Court's Analysis of the Truth in Lending Act
Regarding the plaintiffs' claims under the Truth in Lending Act (TILA), the court scrutinized whether the required disclosures applied to force-placed insurance. The plaintiffs contended that the defendant failed to accurately disclose its insurance requirements and misrepresented the nature of the coverage. However, the court pointed out that TILA's regulations contain exceptions for insurance premiums when the consumer has the option to obtain their own coverage, which was applicable in this case. Since the mortgage explicitly allowed for force-placed insurance if the borrower failed to maintain coverage, the court found that the disclosures mandated by TILA did not apply. Consequently, the court dismissed the plaintiffs' TILA claims, concluding that the allegations did not establish a violation of the act.

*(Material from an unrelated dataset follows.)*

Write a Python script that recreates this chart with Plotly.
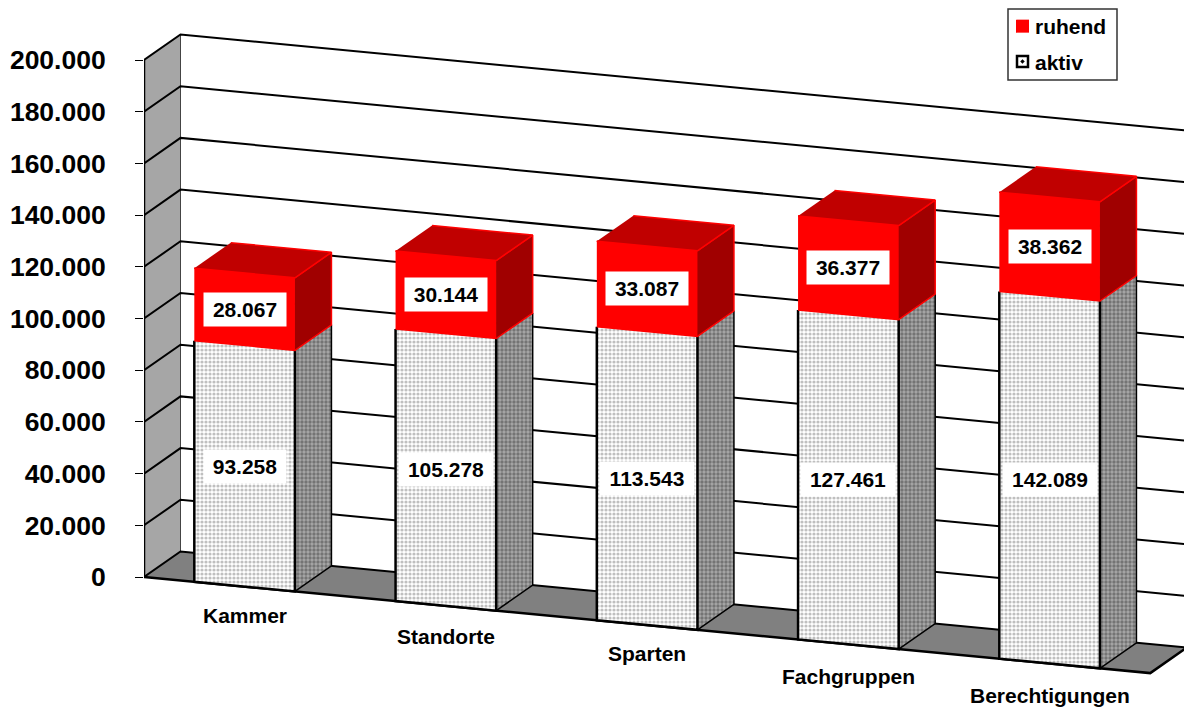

Court's Consideration of the Jury Demand
The court evaluated the defendant's motion to strike the jury demand based on the jury trial waiver contained in the mortgage agreement. The waiver was prominently placed in a separate paragraph, written in clear language, which the court deemed conspicuous. The court considered factors such as the parties' relative bargaining power, the sophistication of the plaintiffs, and whether the waiver was negotiable. While acknowledging that the plaintiffs were at a disadvantage compared to the large financial institution, the court held that they were not forced to accept the terms and could have chosen to walk away from the agreement. Given the conspicuous nature of the waiver and the absence of evidence suggesting it was unconscionable, the court granted the motion to strike the jury demand, effectively enforcing the waiver.